This week the New York Times ran an article about the difficulties older workers face in getting a new job after a layoff. Bias against older workers often involves assumptions that an older worker has inadequate technology skills and will refuse to be supervised by a younger boss. The article pointed out the added burden posed by the Supreme Court’s having made it more difficult to prove age discrimination. Unless Congress revises the law to establish a proof scheme similar to that of race and sex discrimination, the New York Times reports that no lawyers take age discrimination cases.
That is an exaggeration. But the Gross decision, which requires an employee to prove that “but for” the age discrimination he would not have suffered the employment action (such as being fired or demoted), does raise the bar. The Supreme Court justices, remember, have no mandatory retirement age and cannot be removed except by impeachment. They may not be able to relate to an employee laid off in the private sector who has to reinvent himself.
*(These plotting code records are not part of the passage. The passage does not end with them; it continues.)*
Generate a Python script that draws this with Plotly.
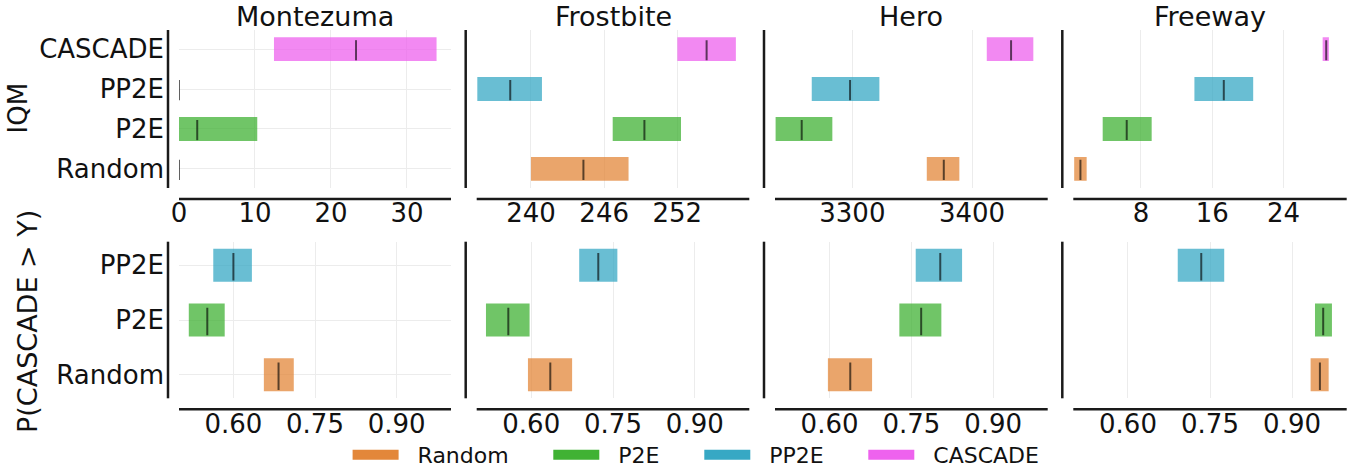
import plotly.graph_objects as go

# ---------------- data ----------------
GAMES = ["Montezuma", "Frostbite", "Hero", "Freeway"]
ALGS_IQM = ["Random", "P2E", "PP2E", "CASCADE"]
ALGS_POI = ["Random", "P2E", "PP2E"]

# IQM interval estimates (lower, median, upper) per game, order = ALGS_IQM
IQM_LOW = {
    "Montezuma": [0.0, 0.0, 0.0, 12.5],
    "Frostbite": [240.0, 246.7, 235.6, 252.0],
    "Hero": [3362.2, 3235.9, 3266.1, 3412.3],
    "Freeway": [0.5, 3.7, 14.0, 28.4],
}
IQM_MED = {
    "Montezuma": [0.0, 2.4, 0.0, 23.3],
    "Frostbite": [244.3, 249.3, 238.3, 254.4],
    "Hero": [3376.4, 3257.7, 3298.1, 3432.6],
    "Freeway": [1.2, 6.4, 17.3, 28.8],
}
IQM_HIGH = {
    "Montezuma": [0.0, 10.3, 0.0, 33.9],
    "Frostbite": [248.0, 252.3, 240.9, 256.8],
    "Hero": [3389.4, 3283.3, 3322.6, 3451.2],
    "Freeway": [1.9, 9.2, 20.6, 29.1],
}

# Probability of improvement P(CASCADE > Y), order = ALGS_POI
POI_LOW = {
    "Montezuma": [0.656, 0.518, 0.563],
    "Frostbite": [0.594, 0.517, 0.688],
    "Hero": [0.597, 0.728, 0.758],
    "Freeway": [0.934, 0.942, 0.691],
}
POI_MED = {
    "Montezuma": [0.683, 0.552, 0.600],
    "Frostbite": [0.635, 0.558, 0.723],
    "Hero": [0.638, 0.768, 0.803],
    "Freeway": [0.951, 0.957, 0.734],
}
POI_HIGH = {
    "Montezuma": [0.711, 0.584, 0.634],
    "Frostbite": [0.675, 0.597, 0.758],
    "Hero": [0.678, 0.805, 0.843],
    "Freeway": [0.967, 0.973, 0.776],
}

IQM_TICKS = {
    "Montezuma": [0, 10, 20, 30],
    "Frostbite": [240, 246, 252],
    "Hero": [3300, 3400],
    "Freeway": [8, 16, 24],
}
POI_TICKS = [0.60, 0.75, 0.90]
POI_TICKTEXT = ["0.60", "0.75", "0.90"]

# ---------------- style ----------------
COLORS = {"Random": (227, 135, 58), "P2E": (64, 178, 52),
          "PP2E": (55, 168, 196), "CASCADE": (238, 98, 238)}
IQM_RANGE = {"Montezuma": [0, 35.8], "Frostbite": [235.55, 257.9],
             "Hero": [3235.4, 3463.2], "Freeway": [0.4, 31.1]}
POI_RANGE = [0.5, 1.0]

W, H = 1349, 468
FONT = "DejaVu Sans"
TXT = "#111111"
X_PIX = [(179, 451), (476.7, 749.3), (775, 1047.7), (1073.3, 1346.7)]
TOP_PIX = (30, 188)
BOT_PIX = (241.7, 398.3)
SPINE_OFF = 11
LEGEND_X = [347.6, 548.3, 699.3, 863.3]
NBSP = "\u00a0\u00a0"

fig = go.Figure()
layout = dict(
    width=W, height=H, margin=dict(l=0, r=0, t=0, b=0, autoexpand=False),
    plot_bgcolor="white", paper_bgcolor="white",
    barmode="overlay", showlegend=True,
    font=dict(family=FONT, color=TXT, size=26),
)
shapes = []
annotations = []


def rgba(c, a):
    return "rgba(%d,%d,%d,%s)" % (c[0], c[1], c[2], a)


def add_panel(n, col, row_pix, algs, lows, meds, highs, xrange, tickvals,
              ticktext, yrange, show_ylabels, standoff):
    key = "" if n == 1 else str(n)
    xa = "x" + key
    ya = "y" + key
    for i, alg in enumerate(algs):
        fig.add_trace(go.Bar(
            orientation="h", y=[i], x=[highs[i] - lows[i]], base=[lows[i]],
            width=0.6, marker=dict(color=rgba(COLORS[alg], 0.75),
                                   line=dict(width=0)),
            showlegend=False, hoverinfo="skip", xaxis=xa, yaxis=ya))
    mx, my = [], []
    for i, m in enumerate(meds):
        mx += [m, m, None]
        my += [i - 0.28, i + 0.225, None]
    fig.add_trace(go.Scatter(
        x=mx, y=my, mode="lines",
        line=dict(color="rgba(0,0,0,0.62)", width=2),
        showlegend=False, hoverinfo="skip", xaxis=xa, yaxis=ya))

    x0, x1 = X_PIX[col]
    y0, y1 = row_pix
    layout["xaxis" + key] = dict(
        domain=[x0 / W, x1 / W], range=xrange, anchor=ya,
        tickvals=tickvals, ticktext=ticktext, ticks="",
        showline=False, zeroline=False, showgrid=True,
        gridcolor="#ececec", gridwidth=1, ticklabelstandoff=standoff,
        tickfont=dict(size=26, family=FONT, color=TXT))
    layout["yaxis" + key] = dict(
        domain=[1 - y1 / H, 1 - y0 / H], range=yrange, anchor=xa,
        tickvals=list(range(len(algs))) if show_ylabels else [],
        ticktext=algs if show_ylabels else [],
        showticklabels=show_ylabels, ticks="",
        showline=False, zeroline=False, showgrid=show_ylabels,
        gridcolor="#ececec", gridwidth=1, ticklabelstandoff=14,
        tickfont=dict(size=26, family=FONT, color=TXT))
    pw = x1 - x0
    ph = y1 - y0
    shapes.append(dict(type="line", xref=xa + " domain", yref=ya + " domain",
                       x0=-SPINE_OFF / pw, x1=-SPINE_OFF / pw, y0=0, y1=1,
                       line=dict(color="#1a1a1a", width=2.5)))
    shapes.append(dict(type="line", xref=xa + " domain", yref=ya + " domain",
                       x0=0, x1=1, y0=-SPINE_OFF / ph, y1=-SPINE_OFF / ph,
                       line=dict(color="#1a1a1a", width=2.5)))


for c, g in enumerate(GAMES):
    add_panel(c + 1, c, TOP_PIX, ALGS_IQM, IQM_LOW[g], IQM_MED[g], IQM_HIGH[g],
              IQM_RANGE[g], IQM_TICKS[g], [str(t) for t in IQM_TICKS[g]],
              [-0.48, 3.48], c == 0, 7)
    add_panel(c + 5, c, BOT_PIX, ALGS_POI, POI_LOW[g], POI_MED[g], POI_HIGH[g],
              POI_RANGE, POI_TICKS, POI_TICKTEXT, [-0.43, 2.43], c == 0, 8)
    x0, x1 = X_PIX[c]
    annotations.append(dict(text=g, xref="paper", yref="paper",
                            x=(x0 + x1) / 2 / W, y=1 - 17 / H,
                            xanchor="center", yanchor="middle",
                            showarrow=False, font=dict(size=27, family=FONT, color=TXT)))

annotations.append(dict(text="IQM", xref="paper", yref="paper",
                        x=17.5 / W, y=1 - 108 / H, textangle=-90,
                        xanchor="center", yanchor="middle", showarrow=False,
                        borderpad=0,
                        font=dict(size=26, family=FONT, color=TXT)))
annotations.append(dict(text="P(CASCADE > Y)", xref="paper", yref="paper",
                        x=27 / W, y=1 - 322 / H, textangle=-90,
                        xanchor="center", yanchor="middle", showarrow=False,
                        borderpad=0,
                        font=dict(size=27, family=FONT, color=TXT)))

# legend entries: one legend per entry, to control spacing
for k, alg in enumerate(ALGS_IQM):
    lg = "legend" if k == 0 else "legend%d" % (k + 1)
    fig.add_trace(go.Scatter(x=[None], y=[None], mode="lines",
                             name=NBSP + alg,
                             line=dict(color=rgba(COLORS[alg], 1), width=15),
                             xaxis="x", yaxis="y", hoverinfo="skip",
                             legend=lg))
    layout[lg] = dict(orientation="h", x=LEGEND_X[k] / W, y=1 - 455 / H,
                      xanchor="left", yanchor="middle",
                      font=dict(size=22, family=FONT, color=TXT),
                      bgcolor="rgba(0,0,0,0)", itemwidth=46,
                      borderwidth=0)
layout["shapes"] = shapes
layout["annotations"] = annotations
fig.update_layout(**layout)
fig.write_html("out.html",
               config={"displayModeBar": False},
               post_script="document.body.style.margin='0px';"
                           "document.body.style.overflow='hidden';")
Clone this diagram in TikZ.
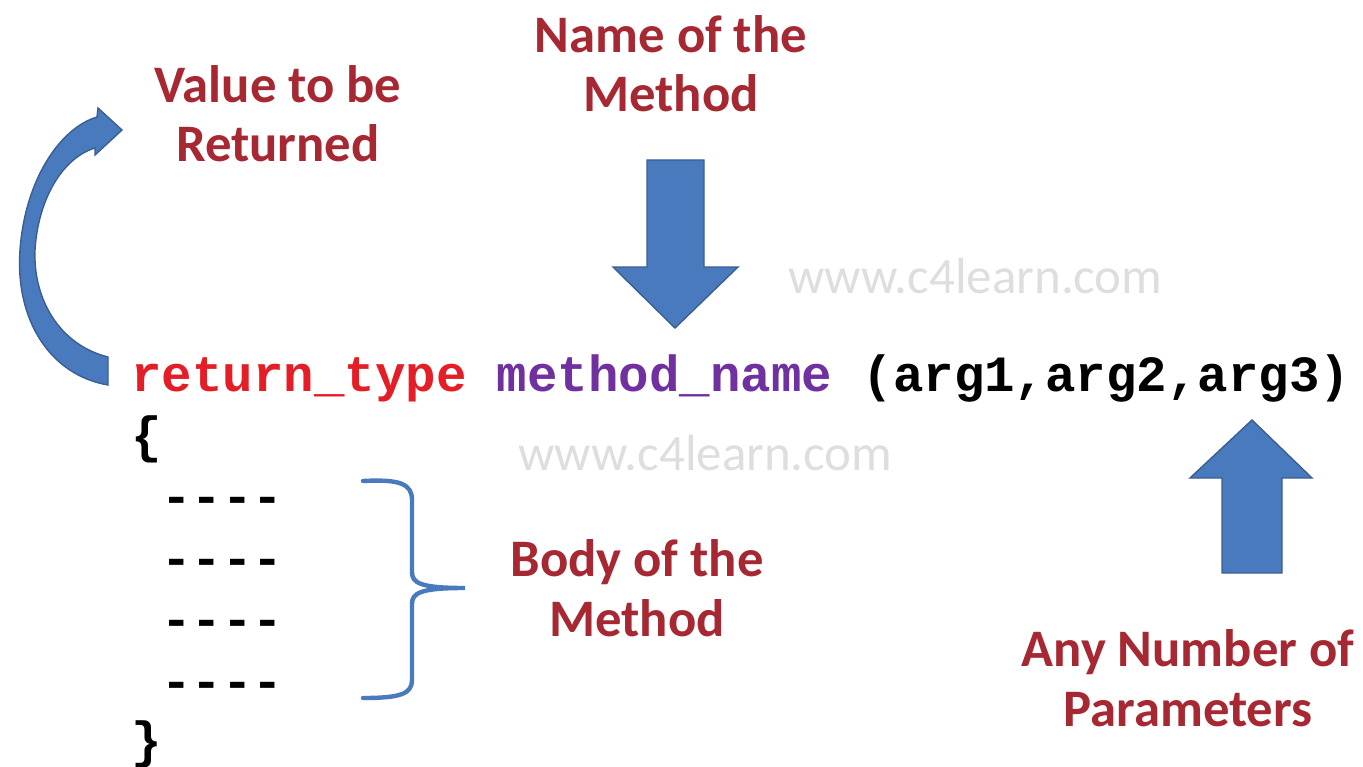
\documentclass[tikz,border=0pt]{standalone}
\usepackage{fontspec}
\setmainfont{Carlito}
\newfontfamily\codefont{Liberation Mono}
\usetikzlibrary{positioning}
\definecolor{labelred}{RGB}{165,40,50}
\definecolor{codered}{RGB}{228,30,38}
\definecolor{codepurple}{RGB}{112,48,160}
\definecolor{arrowblue}{RGB}{74,122,190}
\definecolor{arrowedge}{RGB}{58,94,148}
\definecolor{markgray}{RGB}{222,222,222}
\tikzset{
  titletext/.style={font=\fontsize{30}{34}\selectfont\bfseries, text=labelred, align=center, inner sep=0pt, anchor=base},
  code/.style={font=\codefont\bfseries\fontsize{28.9}{34}\selectfont, anchor=base west, inner sep=0pt},
  watermark/.style={font=\fontsize{29}{30}\selectfont, text=markgray, anchor=base west, inner sep=0pt},
  blockarrow/.style={fill=arrowblue, draw=arrowedge, line width=0.8pt, line join=miter},
  bracket/.style={draw=arrowblue, line width=2.5pt, line cap=round}
}

\begin{document}
\begin{tikzpicture}[x=0.02cm,y=-0.02cm]
    \useasboundingbox (0,0) rectangle (1363,767);
    \node [watermark] (mark1) at (788,293) {www.c4learn.com};
    \node [watermark] (mark2) at (518,470) {www.c4learn.com};

    \node [titletext] (value) at (278,162) {Value to be\\Returned};
    \node [titletext] (name) at (671,112) {Name of the\\Method};
    \node [titletext] (body) at (637,636) {Body of the\\Method};
    \node [titletext] (params) at (1188,726) {Any Number of\\Parameters};

    \node [code] (head) at (131,391) {{\color{codered}return\_type} {\color{codepurple}method\_name} (arg1,arg2,arg3)};
    \node [code] (open) at (131,452) {\{};
    \foreach \i in {1,...,4}
      \node [code] (line\i) at (161,452+61.5*\i) {----};
    \node [code] (close) at (131,757) {\}};

    \draw [blockarrow] (647,160) -- (704,160) -- (704,267) -- (738,267) -- (675,328) -- (613,267) -- (647,267) -- cycle;
    \draw [blockarrow] (1222,573) -- (1282,573) -- (1282,478) -- (1312,478) -- (1252,420) -- (1190,478) -- (1222,478) -- cycle;
    \draw [blockarrow] (108,357) -- (108,385) .. controls (50,375) and (15,320) .. (20,250)
      .. controls (25,180) and (60,128) .. (97,117) -- (98,108) -- (122,130) -- (95,155) -- (95,148)
      .. controls (62,158) and (38,200) .. (35,250) .. controls (33,300) and (60,345) .. (108,357) -- cycle;

    \draw [bracket] (363,481) .. controls (400,479) and (412,484) .. (412,500) -- (412,572)
      .. controls (412,583) and (420,588) .. (465,588)
      .. controls (420,588) and (412,593) .. (412,604) -- (412,680)
      .. controls (412,694) and (400,698) .. (363,698);
  \end{tikzpicture}
\end{document}
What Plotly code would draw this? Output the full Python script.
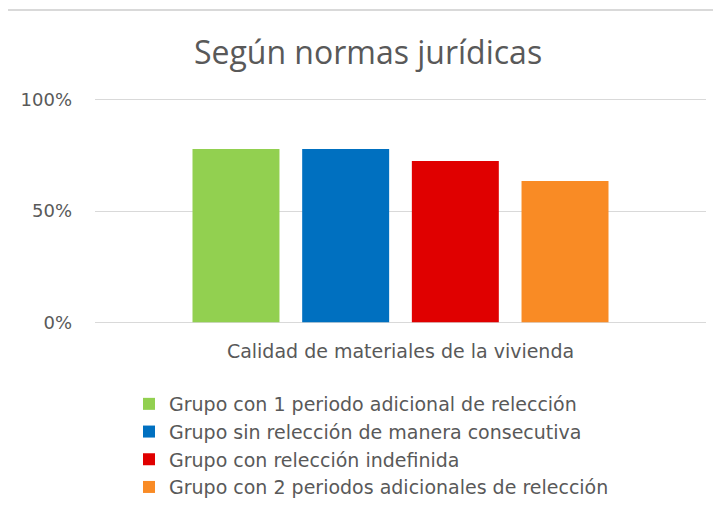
import plotly.graph_objects as go

categories = ["Calidad de materiales de la vivienda"]
series_names = [
    "Grupo con 1 periodo adicional de relección",
    "Grupo sin relección de manera consecutiva",
    "Grupo con relección indefinida",
    "Grupo con 2 periodos adicionales de relección",
]
series_values = [[0.778], [0.778], [0.725], [0.635]]
series_colors = ["#92d050", "#0070c0", "#e00000", "#f98b25"]
y_tickvals = [0, 0.5, 1.0]
y_ticklabels = ["0%", "50%", "100%"]

fig = go.Figure()
for name, vals, col in zip(series_names, series_values, series_colors):
    fig.add_trace(go.Bar(x=categories, y=vals, name=name, marker=dict(color=col, line=dict(width=0))))

OFF = 8  # page body margin
W, H = 721 - OFF, 511 - OFF
eps = 0.012
# target: 0..1 spans reference pixels y 322..100; plot area padded by eps
span = 222
pad = eps * span
L = 95 - OFF
R = W - (706 - OFF)
T = int(round(100 - pad)) - OFF
B = H - (int(round(322 + pad)) - OFF)
pw, ph = W - L - R, H - T - B

def px2x(p):
    return (p - OFF - L) / pw

def py2y(p):
    return (H - B - (p - OFF)) / ph

fig.update_layout(
    width=W, height=H,
    margin=dict(l=L, r=R, t=T, b=B, autoexpand=False),
    paper_bgcolor="white", plot_bgcolor="white",
    font=dict(family="DejaVu Sans", color="#595959"),
    title=dict(text="Según normas jurídicas", x=(368 - OFF) / W, xanchor="center",
               y=1 - (53 - OFF) / H, yanchor="middle",
               font=dict(family="Open Sans", size=32, color="#595959")),
    barmode="group", bargap=0.282, bargroupgap=0.207,
    showlegend=True,
    legend=dict(orientation="v", x=px2x(129), xanchor="left", y=py2y(385), yanchor="top",
                font=dict(family="DejaVu Sans", size=19, color="#595959"),
                bgcolor="rgba(0,0,0,0)", itemclick=False, traceorder="normal"),
    xaxis=dict(showgrid=False, showline=False, ticks="", tickfont=dict(size=19, color="#595959"),
               ticklabelstandoff=13),
    yaxis=dict(range=[-eps, 1.0 + eps], tickvals=y_tickvals, ticktext=y_ticklabels, showgrid=True,
               gridcolor="#d9d9d9", gridwidth=1, zeroline=False, showline=False,
               tickfont=dict(size=18, color="#595959"), ticklabelstandoff=22),
)

bx = px2x(6)
by = py2y(10)
fig.add_shape(type="line", xref="paper", yref="paper", x0=bx, x1=bx, y0=-2, y1=by,
              line=dict(color="#d9d9d9", width=2))
fig.add_shape(type="line", xref="paper", yref="paper", x0=bx, x1=1.2, y0=by, y1=by,
              line=dict(color="#d9d9d9", width=2))

fig.write_html("out.html")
Congress does have a bill before it to make the proof standard equivalent to what one has to prove in other kinds of discrimination cases: that the person’s (race, national origin, etc.) was a motivating factor in the decision. Many people have difficulty meeting this burden, given the fact that supervisors are usually trained not to reveal such bias, but this standard fits the ideal that a person’s gender, religion or disability status should not be a part of the decision to hire or fire.